Aim of the exercise
Each line holding the word "that" counts once; give the total and nothing more.

Supplied material
• • • • • • •

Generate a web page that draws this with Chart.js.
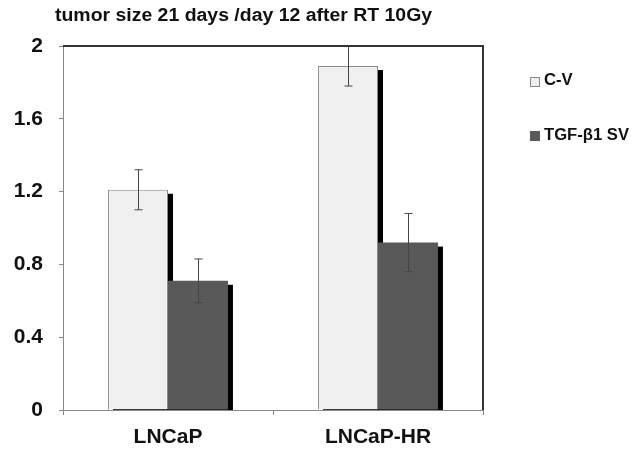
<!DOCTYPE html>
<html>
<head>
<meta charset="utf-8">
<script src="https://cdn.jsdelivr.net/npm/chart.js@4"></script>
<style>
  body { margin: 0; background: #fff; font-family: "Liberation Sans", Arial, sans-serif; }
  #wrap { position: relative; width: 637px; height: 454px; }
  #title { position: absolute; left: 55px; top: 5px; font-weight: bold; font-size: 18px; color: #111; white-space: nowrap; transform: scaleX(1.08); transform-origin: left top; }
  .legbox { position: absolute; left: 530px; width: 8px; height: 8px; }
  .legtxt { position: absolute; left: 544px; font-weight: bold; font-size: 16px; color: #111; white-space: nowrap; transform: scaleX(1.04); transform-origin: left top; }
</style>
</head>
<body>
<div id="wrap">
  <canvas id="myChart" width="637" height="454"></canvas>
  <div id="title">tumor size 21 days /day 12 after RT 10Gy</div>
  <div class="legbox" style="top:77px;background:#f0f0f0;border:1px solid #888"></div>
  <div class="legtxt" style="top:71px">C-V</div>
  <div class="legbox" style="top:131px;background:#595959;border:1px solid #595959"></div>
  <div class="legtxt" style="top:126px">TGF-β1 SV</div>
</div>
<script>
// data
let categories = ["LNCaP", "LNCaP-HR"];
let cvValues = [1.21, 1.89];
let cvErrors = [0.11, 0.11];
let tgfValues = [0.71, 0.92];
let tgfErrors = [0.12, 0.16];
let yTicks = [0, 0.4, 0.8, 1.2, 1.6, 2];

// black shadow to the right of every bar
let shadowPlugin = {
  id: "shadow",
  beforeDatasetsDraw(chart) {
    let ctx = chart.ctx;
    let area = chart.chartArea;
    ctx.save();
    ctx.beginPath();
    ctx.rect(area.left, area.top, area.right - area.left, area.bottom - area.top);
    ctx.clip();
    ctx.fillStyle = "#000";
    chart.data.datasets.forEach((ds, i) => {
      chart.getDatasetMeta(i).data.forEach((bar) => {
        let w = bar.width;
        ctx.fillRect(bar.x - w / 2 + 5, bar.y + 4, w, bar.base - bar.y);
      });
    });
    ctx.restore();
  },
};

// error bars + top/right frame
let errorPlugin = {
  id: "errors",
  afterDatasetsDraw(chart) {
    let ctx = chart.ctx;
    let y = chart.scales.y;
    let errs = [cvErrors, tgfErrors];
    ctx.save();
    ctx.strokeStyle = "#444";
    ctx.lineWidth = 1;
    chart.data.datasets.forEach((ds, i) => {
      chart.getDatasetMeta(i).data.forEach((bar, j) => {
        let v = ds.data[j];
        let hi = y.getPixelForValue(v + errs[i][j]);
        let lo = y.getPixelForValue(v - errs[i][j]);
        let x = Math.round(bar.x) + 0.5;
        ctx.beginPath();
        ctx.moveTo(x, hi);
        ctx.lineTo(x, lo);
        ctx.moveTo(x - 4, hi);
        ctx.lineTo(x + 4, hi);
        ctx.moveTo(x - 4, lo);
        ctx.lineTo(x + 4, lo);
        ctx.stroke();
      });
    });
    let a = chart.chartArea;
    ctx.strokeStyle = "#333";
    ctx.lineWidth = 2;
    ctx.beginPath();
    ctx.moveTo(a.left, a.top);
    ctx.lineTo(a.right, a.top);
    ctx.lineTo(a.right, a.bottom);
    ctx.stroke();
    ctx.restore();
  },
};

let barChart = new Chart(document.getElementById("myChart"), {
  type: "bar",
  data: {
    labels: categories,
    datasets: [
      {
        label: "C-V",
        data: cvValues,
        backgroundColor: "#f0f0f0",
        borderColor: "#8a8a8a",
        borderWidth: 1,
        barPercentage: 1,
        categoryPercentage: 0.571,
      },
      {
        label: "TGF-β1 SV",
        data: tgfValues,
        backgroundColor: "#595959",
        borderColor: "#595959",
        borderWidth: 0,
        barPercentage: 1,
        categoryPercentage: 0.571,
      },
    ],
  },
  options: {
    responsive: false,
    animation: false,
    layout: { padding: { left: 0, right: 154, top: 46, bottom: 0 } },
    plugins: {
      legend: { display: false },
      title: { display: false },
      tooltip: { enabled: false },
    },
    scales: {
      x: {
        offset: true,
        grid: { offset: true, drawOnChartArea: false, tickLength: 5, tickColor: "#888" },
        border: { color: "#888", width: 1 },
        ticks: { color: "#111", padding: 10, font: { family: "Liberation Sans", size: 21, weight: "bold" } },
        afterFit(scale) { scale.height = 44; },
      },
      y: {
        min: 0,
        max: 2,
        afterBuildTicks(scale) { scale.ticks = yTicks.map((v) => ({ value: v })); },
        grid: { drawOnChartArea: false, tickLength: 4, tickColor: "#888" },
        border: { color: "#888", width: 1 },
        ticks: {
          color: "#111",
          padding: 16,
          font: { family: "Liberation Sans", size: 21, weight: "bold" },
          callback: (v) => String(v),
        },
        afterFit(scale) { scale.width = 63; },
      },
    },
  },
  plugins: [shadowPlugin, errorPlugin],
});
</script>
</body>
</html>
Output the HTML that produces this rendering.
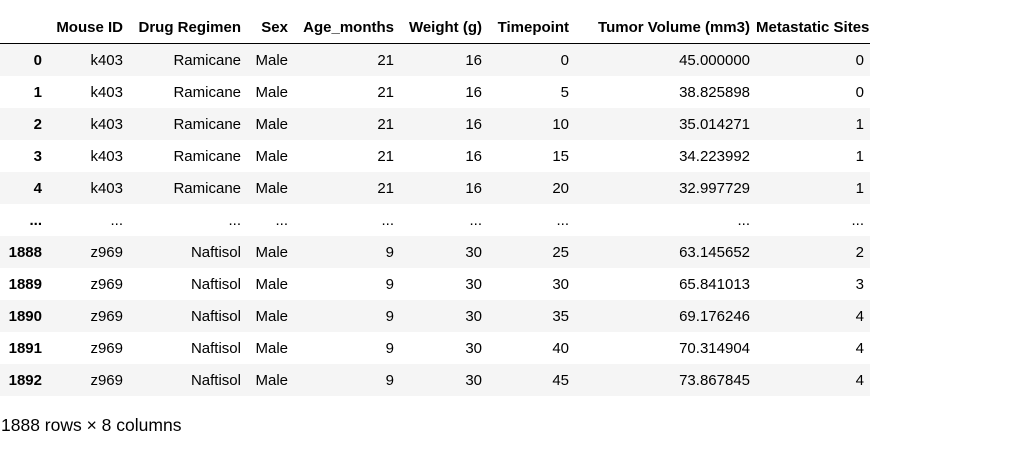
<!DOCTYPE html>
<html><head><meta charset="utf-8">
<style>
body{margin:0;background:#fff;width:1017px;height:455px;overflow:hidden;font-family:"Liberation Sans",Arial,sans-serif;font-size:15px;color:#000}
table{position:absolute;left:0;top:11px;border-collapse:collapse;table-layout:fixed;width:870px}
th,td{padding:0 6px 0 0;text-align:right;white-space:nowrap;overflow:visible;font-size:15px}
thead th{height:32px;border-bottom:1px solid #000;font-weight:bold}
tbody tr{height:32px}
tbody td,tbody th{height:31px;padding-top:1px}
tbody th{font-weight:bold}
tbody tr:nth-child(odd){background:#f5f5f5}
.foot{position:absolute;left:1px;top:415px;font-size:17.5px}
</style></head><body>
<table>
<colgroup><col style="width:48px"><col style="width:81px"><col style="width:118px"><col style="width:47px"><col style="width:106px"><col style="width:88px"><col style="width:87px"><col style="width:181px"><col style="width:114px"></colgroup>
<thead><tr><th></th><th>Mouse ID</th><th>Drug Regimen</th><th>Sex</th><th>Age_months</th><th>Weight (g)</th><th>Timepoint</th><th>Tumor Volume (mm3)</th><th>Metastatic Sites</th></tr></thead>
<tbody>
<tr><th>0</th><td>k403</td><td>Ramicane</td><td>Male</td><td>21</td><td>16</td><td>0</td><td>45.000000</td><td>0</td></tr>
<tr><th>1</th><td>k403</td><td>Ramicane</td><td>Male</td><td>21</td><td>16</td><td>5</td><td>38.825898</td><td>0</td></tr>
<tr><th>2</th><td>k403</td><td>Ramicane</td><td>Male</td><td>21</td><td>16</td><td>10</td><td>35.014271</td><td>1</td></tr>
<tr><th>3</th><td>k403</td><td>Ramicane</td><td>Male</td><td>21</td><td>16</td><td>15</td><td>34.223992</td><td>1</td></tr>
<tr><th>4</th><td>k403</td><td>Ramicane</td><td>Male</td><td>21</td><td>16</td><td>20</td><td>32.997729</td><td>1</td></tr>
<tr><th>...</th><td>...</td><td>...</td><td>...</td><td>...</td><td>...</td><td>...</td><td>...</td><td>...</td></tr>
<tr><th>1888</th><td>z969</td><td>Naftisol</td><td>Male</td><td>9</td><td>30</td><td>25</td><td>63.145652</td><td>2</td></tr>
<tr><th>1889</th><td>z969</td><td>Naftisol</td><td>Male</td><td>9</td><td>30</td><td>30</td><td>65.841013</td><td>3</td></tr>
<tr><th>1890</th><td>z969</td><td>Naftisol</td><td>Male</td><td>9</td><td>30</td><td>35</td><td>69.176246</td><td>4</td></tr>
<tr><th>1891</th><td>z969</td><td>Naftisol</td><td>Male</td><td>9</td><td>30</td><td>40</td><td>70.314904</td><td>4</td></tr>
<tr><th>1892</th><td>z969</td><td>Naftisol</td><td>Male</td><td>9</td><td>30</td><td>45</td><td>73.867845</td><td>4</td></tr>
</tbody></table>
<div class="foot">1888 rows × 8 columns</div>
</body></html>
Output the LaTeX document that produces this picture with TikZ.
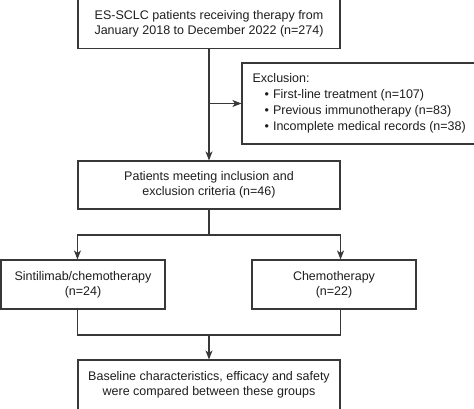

• • • • • • •

Exercise solution
3